RLUSD is now available on the VCTRADE platform, run by SBI VC Trade, the digital asset arm of Japanese financial group SBI Holdings. Both retail customers and institutions can access it.
A Long-Running Partnership
The Japan launch didn’t come out of nowhere. Ripple and SBI have a relationship going back to 2016, when they started working together on cross-border payments and blockchain infrastructure in Asia.
The two companies signed a memorandum of understanding in August 2025 that paved the way for this launch. That agreement set the groundwork for RLUSD’s entry into the Japanese market.
Jack McDonald, Ripple’s senior vice president of stablecoins, said RLUSD will “serve as a bridge for payments, tokenization and collateral management,” linking Japanese businesses to global dollar liquidity.
A Small Player in a Big Market
RLUSD launched in late 2024 and is backed 1:1 by U.S. dollar deposits, short-term U.S. government bonds, and cash equivalents.

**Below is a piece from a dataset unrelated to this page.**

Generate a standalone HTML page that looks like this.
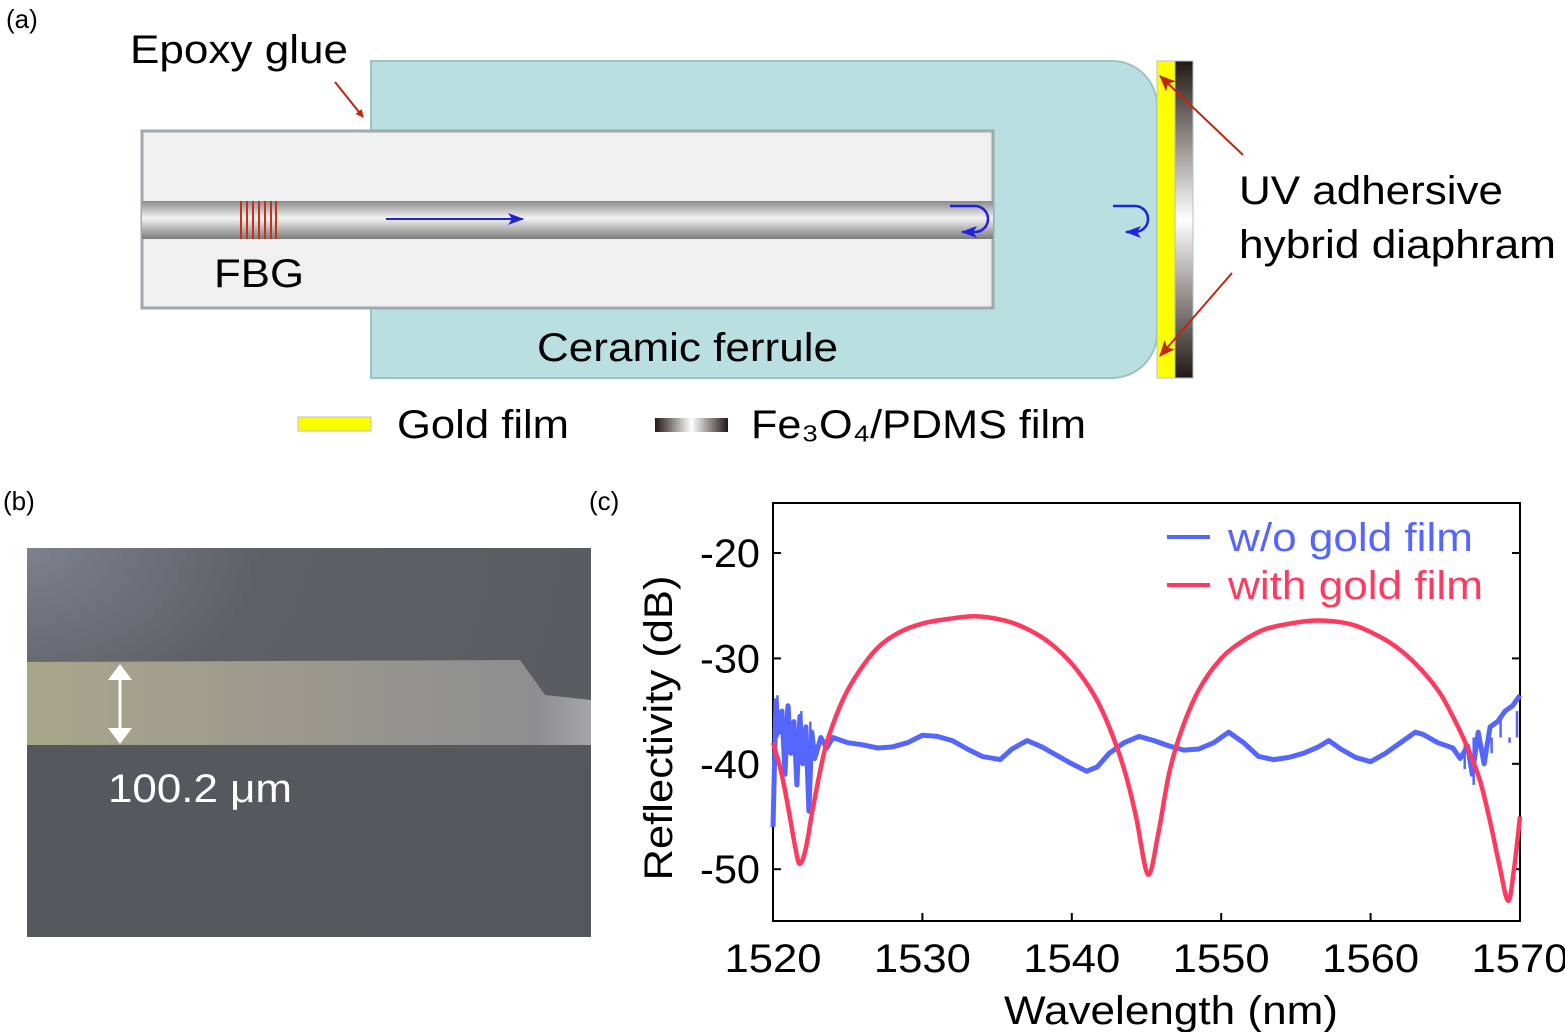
<!DOCTYPE html>
<html><head><meta charset="utf-8"><style>
body{margin:0;background:#fff;}
svg{display:block;font-family:"Liberation Sans",Arial,sans-serif;}
</style></head><body>
<svg width="1565" height="1032" viewBox="0 0 1565 1032" xmlns="http://www.w3.org/2000/svg">
<defs>
<linearGradient id="fib" x1="0" y1="0" x2="0" y2="1">
<stop offset="0" stop-color="#8a8a8a"/><stop offset="0.45" stop-color="#f4f4f4"/><stop offset="1" stop-color="#7a7a7a"/></linearGradient>
<linearGradient id="fe" x1="0" y1="0" x2="0" y2="1">
<stop offset="0" stop-color="#231815"/><stop offset="0.5" stop-color="#ffffff"/><stop offset="1" stop-color="#231815"/></linearGradient>
<linearGradient id="feh" x1="0" y1="0" x2="1" y2="0">
<stop offset="0" stop-color="#231815"/><stop offset="0.5" stop-color="#ffffff"/><stop offset="1" stop-color="#231815"/></linearGradient>
<radialGradient id="photo" cx="0" cy="0" r="1.2">
<stop offset="0" stop-color="#7d818c"/><stop offset="0.35" stop-color="#5e6066"/><stop offset="1" stop-color="#5a5b5f"/></radialGradient>
<linearGradient id="strip" x1="0" y1="0" x2="1" y2="0">
<stop offset="0" stop-color="#a9a78a"/><stop offset="0.5" stop-color="#9a988e"/><stop offset="0.9" stop-color="#8e8e90"/><stop offset="1" stop-color="#a5a5a8"/></linearGradient>
<marker id="ra" markerWidth="8" markerHeight="8" refX="7" refY="4" orient="auto" markerUnits="userSpaceOnUse"><path d="M0,0 L8,4 L0,8 Z" fill="#c0260d"/></marker>
<marker id="ra2" markerWidth="16" markerHeight="14" refX="15" refY="7" orient="auto" markerUnits="userSpaceOnUse"><path d="M0,0 L16,7 L0,14 L4,7 Z" fill="#c0260d"/></marker>
<marker id="ba" markerWidth="16" markerHeight="12" refX="15" refY="6" orient="auto" markerUnits="userSpaceOnUse"><path d="M0,0 L16,6 L0,12 L4,6 Z" fill="#2222dd"/></marker>
</defs>

<!-- Panel a -->
<text x="6" y="28" font-size="26">(a)</text>
<path d="M371,61 H1112 A45,45 0 0 1 1157,106 V333 A45,45 0 0 1 1112,378 H371 Z" fill="#b9dfe1" stroke="#9cc2c5" stroke-width="2"/>
<rect x="142" y="131" width="851" height="177" fill="#f0f0f0" stroke="#9eaaac" stroke-width="3"/>
<rect x="142" y="201" width="851" height="38" fill="url(#fib)"/>
<g stroke="#c8301a" stroke-width="2">
<line x1="241" y1="201" x2="241" y2="239"/><line x1="247" y1="201" x2="247" y2="239"/><line x1="253" y1="201" x2="253" y2="239"/><line x1="259" y1="201" x2="259" y2="239"/><line x1="265" y1="201" x2="265" y2="239"/><line x1="271" y1="201" x2="271" y2="239"/><line x1="276" y1="201" x2="276" y2="239"/></g>
<line x1="386" y1="219" x2="523" y2="219" stroke="#2222dd" stroke-width="2" marker-end="url(#ba)"/>
<path d="M950,206 H975 A13,13 0 0 1 975,232 H962" fill="none" stroke="#2222dd" stroke-width="2.5" marker-end="url(#ba)"/>
<path d="M1113,206 H1135 A13,13 0 0 1 1135,232 H1126" fill="none" stroke="#2222dd" stroke-width="2.5" marker-end="url(#ba)"/>
<rect x="1157" y="61" width="18" height="317" fill="#ffff00" stroke="#b0c4c4"/>
<rect x="1175" y="61" width="18" height="317" fill="url(#fe)" stroke="#b0c4c4"/>
<line x1="1243" y1="155" x2="1160" y2="76" stroke="#c0260d" stroke-width="2" marker-end="url(#ra2)"/>
<line x1="1232" y1="273" x2="1160" y2="356" stroke="#c0260d" stroke-width="2" marker-end="url(#ra2)"/>
<line x1="335" y1="82" x2="363" y2="117" stroke="#c0260d" stroke-width="2" marker-end="url(#ra)"/>
<text x="130" y="63" font-size="40" textLength="218" lengthAdjust="spacingAndGlyphs">Epoxy glue</text>
<text x="214" y="287" font-size="40" textLength="90" lengthAdjust="spacingAndGlyphs">FBG</text>
<text x="537" y="361" font-size="40" textLength="301" lengthAdjust="spacingAndGlyphs">Ceramic ferrule</text>
<text x="1239" y="204" font-size="40" textLength="264" lengthAdjust="spacingAndGlyphs">UV adhersive</text>
<text x="1239" y="258" font-size="40" textLength="317" lengthAdjust="spacingAndGlyphs">hybrid diaphram</text>
<rect x="298" y="417" width="73" height="14" fill="#ffff00" stroke="#b0c4c4"/>
<text x="397" y="438" font-size="40" textLength="172" lengthAdjust="spacingAndGlyphs">Gold film</text>
<rect x="655" y="418" width="73" height="14" fill="url(#feh)"/>
<text x="751" y="438" font-size="40" textLength="335" lengthAdjust="spacingAndGlyphs">Fe₃O₄/PDMS film</text>

<!-- Panel b -->
<text x="3" y="510" font-size="26">(b)</text>
<rect x="27" y="548" width="564" height="389" fill="url(#photo)"/>
<rect x="27" y="745" width="564" height="192" fill="#56575c" opacity="0.85"/>
<path d="M27,662 L520,660 L545,695 L591,700 L591,745 L27,745 Z" fill="url(#strip)"/>
<line x1="120" y1="668" x2="120" y2="740" stroke="#fff" stroke-width="3"/>
<path d="M108,680 L120,664 L132,680 Z M108,728 L120,744 L132,728 Z" fill="#fff"/>
<text x="108" y="802" font-size="40" fill="#fff" textLength="184" lengthAdjust="spacingAndGlyphs">100.2 μm</text>

<!-- Panel c -->
<text x="589" y="510" font-size="26">(c)</text>
<g id="chart"></g>
</svg>
<script>
const xTicks=[1520,1530,1540,1550,1560,1570];
const yTicks=[-20,-30,-40,-50];
const redX=[1520,1520.5,1521,1521.5,1521.8,1522.2,1522.7,1523.5,1524.5,1525.5,1527,1528.5,1530,1531.5,1533.5,1535.5,1537,1538.5,1540,1541.5,1542.5,1543.5,1544.3,1545.1,1545.8,1546.5,1547.3,1548.5,1550,1551.5,1553,1555,1556.5,1558.5,1560,1561.5,1563,1564.5,1565.5,1566.5,1567.3,1568,1568.6,1569.2,1569.6,1570];
const redY=[-38,-40.5,-44,-48,-49.5,-48,-44,-38.5,-34.5,-31.8,-29,-27.5,-26.7,-26.3,-26,-26.4,-27.2,-28.5,-30.5,-33.5,-36.5,-40.5,-45,-50.5,-46.5,-41,-37,-33,-30,-28.3,-27.2,-26.6,-26.4,-26.7,-27.5,-28.7,-30.5,-33,-35.5,-38.5,-41.5,-45.5,-49.5,-53,-50,-45];
const blueX=[1520,1520.2,1520.4,1520.6,1520.8,1521,1521.2,1521.4,1521.6,1521.8,1522,1522.2,1522.4,1522.6,1522.8,1523.2,1523.6,1524,1525,1526,1527,1528,1529,1530,1531,1532,1533,1534,1535.2,1536,1537,1538,1539,1540,1541,1541.7,1542.5,1543.5,1544.5,1545.5,1546.5,1547.5,1548.5,1549.5,1550.5,1551.5,1552.5,1553.5,1554.5,1555.5,1556.5,1557.2,1558,1559,1560,1561,1562,1563,1563.5,1564.5,1565.5,1566,1566.5,1566.8,1567.2,1567.6,1568,1568.5,1569,1569.5,1570];
const blueY=[-46,-34,-37,-35,-41,-34.5,-39,-36,-42,-35.5,-40,-36.5,-44.5,-37,-39.5,-37.5,-38.5,-37.5,-38,-38.2,-38.5,-38.4,-38,-37.3,-37.4,-37.8,-38.6,-39.3,-39.6,-38.6,-37.8,-38.4,-39.2,-40,-40.7,-40.3,-39,-38,-37.4,-37.8,-38.3,-38.7,-38.6,-38,-37,-38,-39.3,-39.6,-39.4,-39,-38.4,-37.8,-38.6,-39.4,-39.8,-39,-38,-37,-37.2,-38,-38.5,-39.5,-38.3,-41,-37,-40,-36.5,-36,-35,-34.5,-33.5];
const noiseX=[1520.3,1520.7,1521.1,1521.5,1521.9,1522.3,1522.5,1566.3,1566.9,1567.5,1568.1,1568.7,1569.3,1569.8];
const noiseY=[-33.5,-40,-34.5,-41.5,-35,-42,-36,-40.5,-42,-37.5,-39,-35.5,-38,-35];
const NS="http://www.w3.org/2000/svg";
const X0=773,X1=1520,Y0=503,Y1=921;
const xs=v=>X0+(v-1520)/(1570-1520)*(X1-X0);
const ys=v=>553+(v-(-20))/(-10)*105.4;
const g=document.getElementById('chart');
function mk(t,a,p){const e=document.createElementNS(NS,t);for(const k in a)e.setAttribute(k,a[k]);(p||g).appendChild(e);return e;}
function smooth(px,py){
 let d='M'+px[0].toFixed(1)+','+py[0].toFixed(1);
 for(let i=0;i<px.length-1;i++){
  const x0=px[Math.max(0,i-1)],y0=py[Math.max(0,i-1)],x1=px[i],y1=py[i],x2=px[i+1],y2=py[i+1],x3=px[Math.min(px.length-1,i+2)],y3=py[Math.min(px.length-1,i+2)];
  d+='C'+(x1+(x2-x0)/6).toFixed(1)+','+(y1+(y2-y0)/6).toFixed(1)+' '+(x2-(x3-x1)/6).toFixed(1)+','+(y2-(y3-y1)/6).toFixed(1)+' '+x2.toFixed(1)+','+y2.toFixed(1);
 }
 return d;
}
const frame=mk('rect',{x:X0,y:Y0,width:X1-X0,height:Y1-Y0,fill:'none',stroke:'#000','stroke-width':2});


xTicks.forEach(t=>{
 const l=mk('line',{x1:xs(t),x2:xs(t),y1:Y1,y2:Y1-8,stroke:'#000','stroke-width':2});
 
 
 const tx=mk('text',{x:xs(t),y:972,'font-size':40,'text-anchor':'middle',textLength:97,lengthAdjust:'spacingAndGlyphs'});
 
 
 tx.textContent=t;
});
yTicks.forEach(t=>{
 const l=mk('line',{x1:X0,x2:X0+8,y1:ys(t),y2:ys(t),stroke:'#000','stroke-width':2});
 
 
 const r=mk('line',{x1:X1,x2:X1-8,y1:ys(t),y2:ys(t),stroke:'#000','stroke-width':2});
 
 
 const tx=mk('text',{x:700,y:ys(t)+14,'font-size':40,textLength:60,lengthAdjust:'spacingAndGlyphs'});
 
 
 tx.textContent=t;
});
const xt=mk('text',{x:1004,y:1024,'font-size':40,textLength:334,lengthAdjust:'spacingAndGlyphs'});


xt.textContent='Wavelength (nm)';
const yt=mk('text',{x:672,y:728,'font-size':40,'text-anchor':'middle',textLength:305,lengthAdjust:'spacingAndGlyphs',transform:'rotate(-90 672 728)'});


yt.textContent='Reflectivity (dB)';
let bd='';
blueX.forEach((v,i)=>{bd+=(i?'L':'M')+xs(v).toFixed(1)+','+ys(blueY[i]).toFixed(1);});
const bl=mk('path',{d:bd,fill:'none',stroke:'#5566ff','stroke-width':5,'stroke-linejoin':'round'});


noiseX.forEach((v,i)=>{
 const n=mk('line',{x1:xs(v),x2:xs(v),y1:ys(-37.5),y2:ys(noiseY[i]),stroke:'#5566ff','stroke-width':2.5});
 
 
});
const rl=mk('path',{d:smooth(redX.map(xs),redY.map(ys)),fill:'none',stroke:'#ff3a5e','stroke-width':4.5,'stroke-linejoin':'round'});


const lb=mk('line',{x1:1167,x2:1210,y1:537,y2:537,stroke:'#5566ff','stroke-width':4});


const lbt=mk('text',{x:1228,y:551,'font-size':40,fill:'#5566ff',textLength:245,lengthAdjust:'spacingAndGlyphs'});


lbt.textContent='w/o gold film';
const lr=mk('line',{x1:1167,x2:1210,y1:585,y2:585,stroke:'#ff3a5e','stroke-width':4});


const lrt=mk('text',{x:1228,y:599,'font-size':40,fill:'#ff3a5e',textLength:255,lengthAdjust:'spacingAndGlyphs'});


lrt.textContent='with gold film';
</script>
</body></html>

Its current market cap sits at around $1.7 billion.
That’s a fraction of the competition. Tether’s USDT holds roughly $186 billion in market value, and Circle’s USDC sits at about $74 billion. RLUSD has a long way to go to close that gap.
RLUSD is separate from XRP, the token Ripple is best known for. Ripple has positioned RLUSD as an enterprise-focused token for settlements and tokenization — the process of putting real-world assets on a blockchain.
The 24-hour trading volume for RLUSD was $116.7 million at the time of the announcement, according to CoinGecko.
Japan’s Stablecoin Market Is Heating Up
Japan’s broader stablecoin scene is moving quickly. On the same day as Ripple’s announcement, SBI Group launched Japan’s first trust bank-backed yen stablecoin, called JPYSC, in partnership with Singapore-based fintech firm Startale Group.
Japan’s three biggest banks — MUFG, SMBC, and Mizuho — also announced plans to begin live commercial transactions using a jointly issued stablecoin before the fiscal year ending March 2027.
Regulatory approvals like the one Ripple received give RLUSD the credentials needed to compete for institutional business in Japan. Whether it can translate that into meaningful volume against its much larger rivals remains to be seen.